Tiré des Aphorismes sur la sagesse de la vie, ce récit très explicite fait le parallèle entre le comportement des porcs-épics souhaitant se réchauffer, et celui des hommes voulant vivre avec leurs semblables. Dans les deux cas, le rapprochement est source de souffrance. Pour Schopenhauer, le lien social que nous avons avec les autres hommes est plus une nécessité désagréable qu’un choix plaisant.

Dans cette histoire symbolique, le froid est à l’origine de la sociabilité et du rapprochement :

  • au sens propre, il désigne les besoins vitaux, notamment celui de se réchauffer ;
  • au sens figuré, il s’agit du froid intérieur c’est-à-dire l’ennui, le vide existentiel.

Ce sont donc les besoins physiques et affectifs qui expliquent le lien social. Ce n’est en aucun cas un élan volontaire d’altruisme et de plaisir à côtoyer nos semblables. Plus encore que les besoins physiques et émotionnels, la vie en groupe est le remède idéal à l’introspection mélancolique. Elle permet de lutter contre la misère existentielle, c’est-à-dire notre angoisse d’être seuls avec nous-mêmes.

La thèse de Schopenhauer est donc pessimiste puisque ce n’est pas un élan positif d’amour et d’ouverture à l’autre qui pousse les hommes à se fréquenter. Ce n’est pas la vision commune d’un monde meilleur qui explique la sociabilité, mais les besoins égoïstes de chacun, en particulier celui de fuir notre vide intérieur et notre peur de la solitude. Pourtant, la suite du récit montre que l’Homme s’aperçoit rapidement que cette proximité avec ses semblables est douloureuse. Les piquants représentent les vices et les défauts des hommes. À fréquenter les autres de trop près, nous nous heurtons à leurs défauts. Nous avons donc l’instinct de nous éloigner, mais revenons vite auprès de nos semblables pour contrer la solitude. Schopenhauer parle alors de trouver une distance moyenne où se placer.

  • Métaphoriquement, cela signifie que nous devons trouver le juste équilibre entre fréquenter la société, et nous préserver.

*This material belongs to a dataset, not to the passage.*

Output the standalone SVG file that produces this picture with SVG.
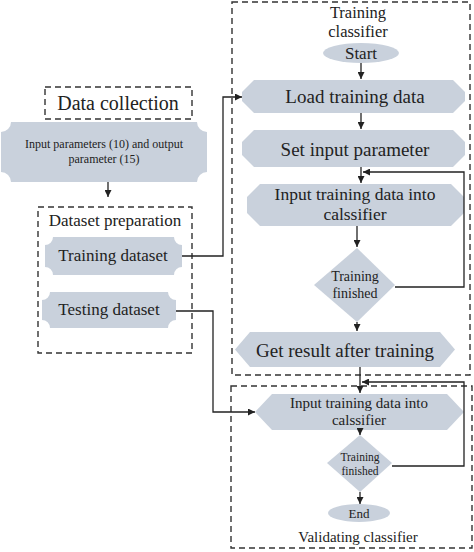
<svg xmlns="http://www.w3.org/2000/svg" width="474" height="552" viewBox="0 0 474 552">
<defs>
<marker id="ah" viewBox="0 0 10 10" refX="10" refY="5" markerWidth="7" markerHeight="7" markerUnits="userSpaceOnUse" orient="auto"><path d="M0 0 L10 5 L0 10 Z" fill="#222"/></marker>
<style>
.box{fill:none;stroke:#333;stroke-width:1.4;stroke-dasharray:6 4}
.n{fill:#c9d1dc;stroke:none}
.t{font-family:'Liberation Serif','Times New Roman',serif;fill:#222;text-anchor:middle}
.c{fill:none;stroke:#222;stroke-width:1.3}
.a{marker-end:url(#ah)}
</style>
</defs>
<rect width="474" height="552" fill="#fff"/>
<g id="frames">
<rect class="box" x="45" y="87" width="147" height="32"/>
<rect class="box" x="38" y="207" width="154" height="146"/>
<rect class="box" x="232" y="2" width="238" height="373"/>
<rect class="box" x="231" y="386" width="241" height="162"/>
</g>
<g id="data-collection"><text class="t" x="118" y="110" font-size="20">Data collection</text></g>
<g id="input-params">
<path class="n" d="M11 122 H197 A10 10 0 0 0 207 132 V172 A10 10 0 0 0 197 182 H11 A10 10 0 0 0 1 172 V132 A10 10 0 0 0 11 122 Z"/>
<text class="t" x="104" y="148" font-size="12">Input parameters (10) and output</text>
<text class="t" x="104" y="163" font-size="12">parameter (15)</text>
</g>
<g id="dataset-prep"><text class="t" x="115" y="226" font-size="17">Dataset preparation</text></g>
<g id="training-dataset">
<path class="n" d="M53 237 H174 A8 8 0 0 0 182 245 V267 A8 8 0 0 0 174 275 H53 A8 8 0 0 0 45 267 V245 A8 8 0 0 0 53 237 Z"/>
<text class="t" x="113" y="261" font-size="17">Training dataset</text>
</g>
<g id="testing-dataset">
<path class="n" d="M50 292 H168 A8 8 0 0 0 176 300 V320 A8 8 0 0 0 168 328 H50 A8 8 0 0 0 42 320 V300 A8 8 0 0 0 50 292 Z"/>
<text class="t" x="109" y="315" font-size="17">Testing dataset</text>
</g>
<g id="training-classifier">
<text class="t" x="358" y="18" font-size="16.5">Training</text>
<text class="t" x="358" y="37" font-size="16.5">classifier</text>
</g>
<g id="start">
<ellipse class="n" cx="361" cy="53" rx="38" ry="10"/>
<text class="t" x="361" y="59" font-size="17">Start</text>
</g>
<g id="load">
<path class="n" d="M254 80 H453 L465 92 V101 L453 113 H254 L242 101 V92 Z"/>
<text class="t" x="355" y="103" font-size="19">Load training data</text>
</g>
<g id="set">
<path class="n" d="M254 130 H453 L465 142 V155 L453 167 H254 L242 155 V142 Z"/>
<text class="t" x="355" y="156" font-size="19">Set input parameter</text>
</g>
<g id="input1">
<path class="n" d="M260 184 H451 L464 197 V213 L451 226 H260 L247 213 V197 Z"/>
<text class="t" x="355" y="200" font-size="17.5">Input training data into</text>
<text class="t" x="355" y="220" font-size="17.5">calssifier</text>
</g>
<g id="finished1">
<path class="n" d="M357 248 L395 285 L357 322 L314 285 Z"/>
<text class="t" x="355" y="281" font-size="14">Training</text>
<text class="t" x="355" y="298" font-size="14">finished</text>
</g>
<g id="result">
<path class="n" d="M250 332 H440 L455 349.5 L440 367 H250 L235 349.5 Z"/>
<text class="t" x="345" y="357" font-size="19">Get result after training</text>
</g>
<g id="validating-classifier"><text class="t" x="358" y="542" font-size="15">Validating classifier</text></g>
<g id="input2">
<path class="n" d="M272 394 H447 L464 412 L447 430 H272 L255 412 Z"/>
<text class="t" x="359" y="408" font-size="15">Input training data into</text>
<text class="t" x="359" y="425" font-size="15">calssifier</text>
</g>
<g id="finished2">
<path class="n" d="M360 435 L392 463 L360 492 L327 463 Z"/>
<text class="t" x="360" y="461" font-size="11.5">Training</text>
<text class="t" x="360" y="475" font-size="11.5">finished</text>
</g>
<g id="end">
<ellipse class="n" cx="359" cy="513" rx="31" ry="9"/>
<text class="t" x="359" y="518" font-size="13">End</text>
</g>
<g id="connectors">
<path class="c a" d="M108 182 V197"/>
<path class="c a" d="M182 256 H223 V97 H242"/>
<path class="c a" d="M176 311 H213 V412 H255"/>
<path class="c a" d="M361 63 V79"/>
<path class="c a" d="M361 113 V129"/>
<path class="c a" d="M361 167 V183"/>
<path class="c a" d="M395 287 H464 V172 H363"/>
<path class="c a" d="M357 226 V247"/>
<path class="c a" d="M357 322 V331"/>
<path class="c a" d="M360 367 V393"/>
<path class="c a" d="M392 466 H464 V382 H362"/>
<path class="c a" d="M360 430 V435"/>
<path class="c a" d="M360 492 V504"/>
</g>
</svg>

Pour rendre la vie en société supportable, l’Homme a eu recours à une astuce. Il a inventé « la politesse et les belles manières ». Schopenhauer désigne en fait ici les conventions sociales, qui sont une distance psychologique entre les individus, leur permettant de se côtoyer sans heurt. L’extrait de Schopenhauer sous-entend que cette politesse est un comportement hypocrite, puisque la plupart du temps, nous portons un masque qui dissimule notre véritable personnalité afin de mieux supporter les autres et de nous rendre agréable à eux.

Conclusion :

Ces différentes analyses de la société montrent que l’individu peut entretenir un regard critique voire cynique à l’égard du groupe social. Le pouvoir politique qui permet de maintenir l’équilibre social peut-être oppressant. Pour cette raison, certains artistes ou sociologues considèrent les manifestations de violence comme le résultat de cet autoritarisme. En effet, des règles de société qui limitent trop l’individu risquent d’entraîner une fracture sociale. Certains individus peuvent alors se marginaliser ou être violents contre la société.

Par ailleurs, le groupe social est soudé par l’intériorisation et l’obéissance à des normes et des valeurs morales. Pour certains, comme les cyniques, elles doivent être interrogées. Malgré toutes ces critiques à l’encontre de la société, la majorité des humains vivent ensemble, et très peu se coupent totalement des autres. Plus forte que notre critique de la société, notre peur de nous retrouver seuls avec nous-mêmes nous pousse à vivre en société. Dans un pays développé, la solitude de l’être n’est presque plus un danger puisque nous pouvons facilement satisfaire nos besoins, même sans l’appui d’un groupe. En réalité, c’est notre morne intériorité que nous fuyons.